I am so lucky that in 1981 I met Aesthetic Realism and began to study in consultations. Because of the kindness and knowledge with which my consultants asked questions, I felt they got to the heart of things I’d felt all my life. When I spoke about feeling very separate from people, they asked: “Have you felt you should keep your distance from people while trying to have them very impressed with you?” I recognized this right away and answered, “Yes.” They asked: “Are you proud of yourself for the way you’ve thought about people—the effect you’ve wanted to have—or are you ashamed?” I, who had wanted so much to convince people, including myself that I was a well-meaning nice guy, answered, “Ashamed.”
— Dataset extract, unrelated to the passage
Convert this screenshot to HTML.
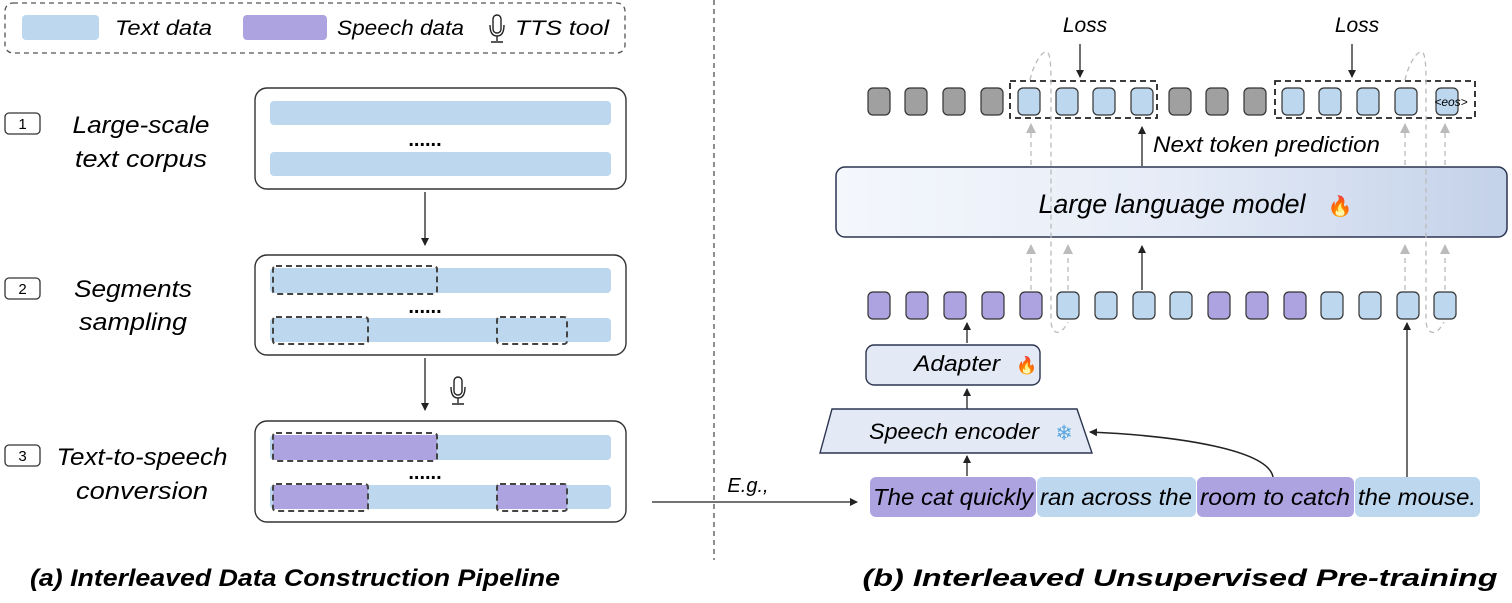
<!DOCTYPE html>
<html><head><meta charset="utf-8"><style>
html,body{margin:0;padding:0;background:#fff;}
svg{display:block;font-family:"Liberation Sans",sans-serif;}
.it{font-style:italic;}
</style></head><body>
<svg width="1512" height="603" viewBox="0 0 1512 603">
<defs>
<marker id="ah" markerWidth="8" markerHeight="8" refX="7" refY="4" orient="auto" markerUnits="userSpaceOnUse"><path d="M0,0 L8,4 L0,8 z" fill="#222"/></marker>
<marker id="ag" markerWidth="10" markerHeight="10" refX="9" refY="5" orient="auto" markerUnits="userSpaceOnUse"><path d="M0,0 L10,5 L0,10 z" fill="#bbb"/></marker>
<linearGradient id="llm" x1="0" x2="1"><stop offset="0" stop-color="#f4f7fc"/><stop offset="0.5" stop-color="#e6ecf7"/><stop offset="1" stop-color="#c3d1e9"/></linearGradient>
</defs>
<!-- legend -->
<rect x="5" y="3" width="620" height="50" rx="8" fill="none" stroke="#555" stroke-dasharray="5,4" stroke-width="1.3"/>
<rect x="22" y="15" width="77" height="25" rx="4" fill="#bcd7ee"/>
<text x="115" y="35" class="it" font-size="21" textLength="97" lengthAdjust="spacingAndGlyphs">Text data</text>
<rect x="243" y="15" width="84" height="25" rx="4" fill="#ada3e0"/>
<text x="337" y="35" class="it" font-size="21" textLength="127" lengthAdjust="spacingAndGlyphs">Speech data</text>
<g stroke="#222" stroke-width="1.4" fill="none"><rect x="493" y="15" width="8" height="18" rx="4"/><path d="M490,25 q0,11 7,11 q7,0 7,-11 M497,36 v5 M491,42 h12"/></g>
<text x="515" y="35" class="it" font-size="21" textLength="94" lengthAdjust="spacingAndGlyphs">TTS tool</text>
<!-- divider -->
<line x1="714" y1="0" x2="714" y2="560" stroke="#444" stroke-dasharray="5,4" stroke-width="1.2"/>
<!-- step 1 -->
<rect x="5" y="113" width="35" height="21" rx="4" fill="none" stroke="#333" stroke-width="1.3"/><text x="22.5" y="129" font-size="15" text-anchor="middle">1</text>
<text x="141" y="133" class="it" font-size="24" text-anchor="middle" textLength="137" lengthAdjust="spacingAndGlyphs">Large-scale</text>
<text x="141" y="167" class="it" font-size="24" text-anchor="middle" textLength="132" lengthAdjust="spacingAndGlyphs">text corpus</text>
<rect x="255" y="88" width="371" height="101" rx="12" fill="#fff" stroke="#333" stroke-width="1.4"/>
<rect x="270" y="101" width="341" height="24" rx="4" fill="#bcd7ee"/>
<text x="425" y="146" font-size="20" text-anchor="middle" font-weight="bold">......</text>
<rect x="270" y="152" width="341" height="24" rx="4" fill="#bcd7ee"/>
<line x1="425" y1="192" x2="425" y2="245" stroke="#222" stroke-width="1.3" marker-end="url(#ah)"/>
<!-- step 2 -->
<rect x="5" y="278" width="35" height="21" rx="4" fill="none" stroke="#333" stroke-width="1.3"/><text x="22.5" y="294" font-size="15" text-anchor="middle">2</text>
<text x="133" y="297" class="it" font-size="24" text-anchor="middle" textLength="118" lengthAdjust="spacingAndGlyphs">Segments</text>
<text x="133" y="330" class="it" font-size="24" text-anchor="middle" textLength="108" lengthAdjust="spacingAndGlyphs">sampling</text>
<rect x="255" y="255" width="371" height="100" rx="12" fill="#fff" stroke="#333" stroke-width="1.4"/>
<rect x="270" y="268" width="341" height="25" rx="4" fill="#bcd7ee"/>
<text x="425" y="313" font-size="20" text-anchor="middle" font-weight="bold">......</text>
<rect x="270" y="318" width="341" height="24" rx="4" fill="#bcd7ee"/>
<g fill="none" stroke="#444" stroke-width="2" stroke-dasharray="6,4">
<rect x="273" y="266" width="164" height="28" rx="3"/><rect x="273" y="317" width="95" height="27" rx="3"/><rect x="497" y="317" width="70" height="27" rx="3"/></g>
<line x1="425" y1="358" x2="425" y2="410" stroke="#222" stroke-width="1.3" marker-end="url(#ah)"/>
<g stroke="#222" stroke-width="1.4" fill="none"><rect x="454" y="377" width="8" height="18" rx="4"/><path d="M451,387 q0,11 7,11 q7,0 7,-11 M458,398 v5 M452,404 h12"/></g>
<!-- step 3 -->
<rect x="5" y="445" width="35" height="21" rx="4" fill="none" stroke="#333" stroke-width="1.3"/><text x="22.5" y="461" font-size="15" text-anchor="middle">3</text>
<text x="142" y="465" class="it" font-size="24" text-anchor="middle" textLength="171" lengthAdjust="spacingAndGlyphs">Text-to-speech</text>
<text x="142" y="499" class="it" font-size="24" text-anchor="middle" textLength="132" lengthAdjust="spacingAndGlyphs">conversion</text>
<rect x="255" y="421" width="371" height="101" rx="12" fill="#fff" stroke="#333" stroke-width="1.4"/>
<rect x="270" y="435" width="341" height="25" rx="4" fill="#bcd7ee"/>
<text x="425" y="479" font-size="20" text-anchor="middle" font-weight="bold">......</text>
<rect x="270" y="485" width="341" height="24" rx="4" fill="#bcd7ee"/>
<rect x="273" y="435" width="164" height="25" fill="#ada3e0"/><rect x="273" y="485" width="95" height="24" fill="#ada3e0"/><rect x="497" y="485" width="70" height="24" fill="#ada3e0"/>
<g fill="none" stroke="#444" stroke-width="2" stroke-dasharray="6,4">
<rect x="273" y="433" width="164" height="28" rx="3"/><rect x="273" y="484" width="95" height="27" rx="3"/><rect x="497" y="484" width="70" height="27" rx="3"/></g>
<!-- E.g. arrow -->
<line x1="652" y1="502" x2="857" y2="502" stroke="#222" stroke-width="1.3" marker-end="url(#ah)"/>
<text x="748" y="492" class="it" font-size="20" text-anchor="middle">E.g.,</text>
<!-- captions -->
<text x="295" y="586" class="it" font-weight="bold" font-size="24" text-anchor="middle" textLength="530" lengthAdjust="spacingAndGlyphs">(a) Interleaved Data Construction Pipeline</text>
<text x="1180" y="586" class="it" font-weight="bold" font-size="24" text-anchor="middle" textLength="635" lengthAdjust="spacingAndGlyphs">(b) Interleaved Unsupervised Pre-training</text>
<!-- top tokens -->
<g stroke="#333" stroke-width="1.2">
<rect x="868" y="88" width="22" height="27" rx="5" fill="#a0a0a0"/><rect x="905" y="88" width="22" height="27" rx="5" fill="#a0a0a0"/><rect x="943" y="88" width="22" height="27" rx="5" fill="#a0a0a0"/><rect x="981" y="88" width="22" height="27" rx="5" fill="#a0a0a0"/>
<rect x="1018" y="88" width="22" height="27" rx="5" fill="#bcd7ee"/><rect x="1056" y="88" width="22" height="27" rx="5" fill="#bcd7ee"/><rect x="1093" y="88" width="22" height="27" rx="5" fill="#bcd7ee"/><rect x="1131" y="88" width="22" height="27" rx="5" fill="#bcd7ee"/>
<rect x="1169" y="88" width="22" height="27" rx="5" fill="#a0a0a0"/><rect x="1206" y="88" width="22" height="27" rx="5" fill="#a0a0a0"/><rect x="1244" y="88" width="22" height="27" rx="5" fill="#a0a0a0"/>
<rect x="1282" y="88" width="22" height="27" rx="5" fill="#bcd7ee"/><rect x="1319" y="88" width="22" height="27" rx="5" fill="#bcd7ee"/><rect x="1357" y="88" width="22" height="27" rx="5" fill="#bcd7ee"/><rect x="1395" y="88" width="22" height="27" rx="5" fill="#bcd7ee"/><rect x="1436" y="88" width="22" height="27" rx="5" fill="#bcd7ee"/>
</g>
<text x="1451" y="106" class="it" font-size="12" text-anchor="middle">&lt;eos&gt;</text>
<g fill="none" stroke="#222" stroke-width="1.8" stroke-dasharray="6,4"><rect x="1010" y="81" width="147" height="37"/><rect x="1275" y="81" width="200" height="37"/></g>
<text x="1085" y="32" class="it" font-size="21" text-anchor="middle">Loss</text>
<text x="1357" y="32" class="it" font-size="21" text-anchor="middle">Loss</text>
<line x1="1080" y1="44" x2="1080" y2="77" stroke="#222" stroke-width="1.3" marker-end="url(#ah)"/>
<line x1="1352" y1="44" x2="1352" y2="77" stroke="#222" stroke-width="1.3" marker-end="url(#ah)"/>
<!-- LLM -->
<rect x="836" y="167" width="671" height="70" rx="9" fill="url(#llm)" stroke="#2b3550" stroke-width="1.5"/>
<text x="1172" y="213" class="it" font-size="27" text-anchor="middle" textLength="267" lengthAdjust="spacingAndGlyphs">Large language model</text>
<text x="1340" y="213" font-size="20" fill="#f07a1a" text-anchor="middle">🔥</text>
<text x="1153" y="152" class="it" font-size="22" textLength="227" lengthAdjust="spacingAndGlyphs">Next token prediction</text>
<line x1="1142" y1="166" x2="1142" y2="127" stroke="#222" stroke-width="1.3" marker-end="url(#ah)"/>
<line x1="1142" y1="290" x2="1142" y2="246" stroke="#222" stroke-width="1.3" marker-end="url(#ah)"/>
<!-- gray dashed arrows -->
<g stroke="#bbb" stroke-width="1.3" stroke-dasharray="5,4" marker-end="url(#ag)">
<line x1="1031" y1="165" x2="1031" y2="124"/><line x1="1405" y1="165" x2="1405" y2="124"/><line x1="1445" y1="165" x2="1445" y2="124"/>
<line x1="1031" y1="290" x2="1031" y2="245"/><line x1="1068" y1="290" x2="1068" y2="245"/><line x1="1405" y1="290" x2="1405" y2="245"/><line x1="1445" y1="290" x2="1445" y2="245"/>
</g>
<g fill="none" stroke="#bbb" stroke-width="1.3" stroke-dasharray="5,4">
<path d="M1030,80 C1034,62 1043,50 1047,52 C1051,54 1051,70 1051,90 L1051,320 C1051,334 1060,338 1068,322"/>
<path d="M1405,80 C1409,62 1418,50 1422,52 C1426,54 1426,70 1426,90 L1426,320 C1426,334 1436,338 1444,322"/>
</g>
<!-- bottom tokens -->
<g stroke="#333" stroke-width="1.2">
<rect x="868" y="292" width="22" height="27" rx="5" fill="#ada3e0"/><rect x="906" y="292" width="22" height="27" rx="5" fill="#ada3e0"/><rect x="944" y="292" width="22" height="27" rx="5" fill="#ada3e0"/><rect x="982" y="292" width="22" height="27" rx="5" fill="#ada3e0"/><rect x="1020" y="292" width="22" height="27" rx="5" fill="#ada3e0"/>
<rect x="1057" y="292" width="22" height="27" rx="5" fill="#bcd7ee"/><rect x="1095" y="292" width="22" height="27" rx="5" fill="#bcd7ee"/><rect x="1133" y="292" width="22" height="27" rx="5" fill="#bcd7ee"/><rect x="1170" y="292" width="22" height="27" rx="5" fill="#bcd7ee"/>
<rect x="1208" y="292" width="22" height="27" rx="5" fill="#ada3e0"/><rect x="1246" y="292" width="22" height="27" rx="5" fill="#ada3e0"/><rect x="1284" y="292" width="22" height="27" rx="5" fill="#ada3e0"/>
<rect x="1321" y="292" width="22" height="27" rx="5" fill="#bcd7ee"/><rect x="1359" y="292" width="22" height="27" rx="5" fill="#bcd7ee"/><rect x="1397" y="292" width="22" height="27" rx="5" fill="#bcd7ee"/><rect x="1434" y="292" width="22" height="27" rx="5" fill="#bcd7ee"/>
</g>
<!-- adapter / encoder -->
<line x1="967" y1="343" x2="967" y2="323" stroke="#222" stroke-width="1.3" marker-end="url(#ah)"/>
<rect x="866" y="345" width="174" height="40" rx="8" fill="#e3eaf6" stroke="#2b3550" stroke-width="1.4"/>
<text x="957" y="371" class="it" font-size="22" text-anchor="middle" textLength="86" lengthAdjust="spacingAndGlyphs">Adapter</text>
<text x="1027" y="371" font-size="17" text-anchor="middle">🔥</text>
<line x1="967" y1="409" x2="967" y2="389" stroke="#222" stroke-width="1.3" marker-end="url(#ah)"/>
<path d="M832,409 L1077,409 L1092,453 L820,453 z" fill="#e3eaf6" stroke="#2b3550" stroke-width="1.4"/>
<text x="954" y="439" class="it" font-size="22" text-anchor="middle" textLength="170" lengthAdjust="spacingAndGlyphs">Speech encoder</text>
<text x="1064" y="440" font-size="21" fill="#5aa7e0" text-anchor="middle">❄</text>
<line x1="967" y1="476" x2="967" y2="456" stroke="#222" stroke-width="1.3" marker-end="url(#ah)"/>
<path d="M1273,477 C1268,450 1180,436 1090,432" fill="none" stroke="#222" stroke-width="1.5" marker-end="url(#ah)"/>
<line x1="1407" y1="477" x2="1407" y2="323" stroke="#222" stroke-width="1.3" marker-end="url(#ah)"/>
<!-- sentence -->
<rect x="870" y="477" width="166" height="40" rx="6" fill="#ada3e0"/>
<rect x="1037" y="477" width="159" height="40" rx="6" fill="#bcd7ee"/>
<rect x="1197" y="477" width="157" height="40" rx="6" fill="#ada3e0"/>
<rect x="1355" y="477" width="125" height="40" rx="6" fill="#bcd7ee"/>
<g class="it" font-size="23" text-anchor="middle">
<text x="953" y="505" textLength="160" lengthAdjust="spacingAndGlyphs">The cat quickly</text><text x="1116" y="505" textLength="152" lengthAdjust="spacingAndGlyphs">ran across the</text><text x="1275" y="505" textLength="150" lengthAdjust="spacingAndGlyphs">room to catch</text><text x="1417" y="505" textLength="118" lengthAdjust="spacingAndGlyphs">the mouse.</text></g>
</svg>
</body></html>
I knew that beneath my smiling surface I really didn’t care so much about the lives of the people close to me, and then I saw something very important: I had actually hoped another person would dislike the world, because in doing so they seemed to be making more of me. The great thing that happened is that in seeing this purpose consciously, I didn’t want to have it anymore! Eli Siegel explains in his essay “The Call for Ethics”:

[T]he central force in ethics, the best thing … in man’s mind … can be described shortly as a man’s inability to like himself if he saw that he met someone or something and wasn’t in some way good for that someone or something …. This desire for self-respect is a much more powerful thing than is thought.I began to ask myself, with friends, co-workers, people in my family, people I met for the first time: Do I hope this person likes things more, sees more meaning in the world around him or her, is more composed?—and in asking it, I saw how much I wanted to answer, Yes! I felt for the first time I was really capable of being kind. Ten lifetimes would not be enough to thank Eli Siegel for the knowledge that loosened the tangled knot that was my life, and gave me a chance to be honestly proud of my effect on people. I cherish the life I have, which includes my happy marriage to Carol McCluer who is an actress, and the fact that we can study together in classes taught by Ellen Reiss; and that we are learning about how to have a good effect on the life of our six-year-old daughter, Sara.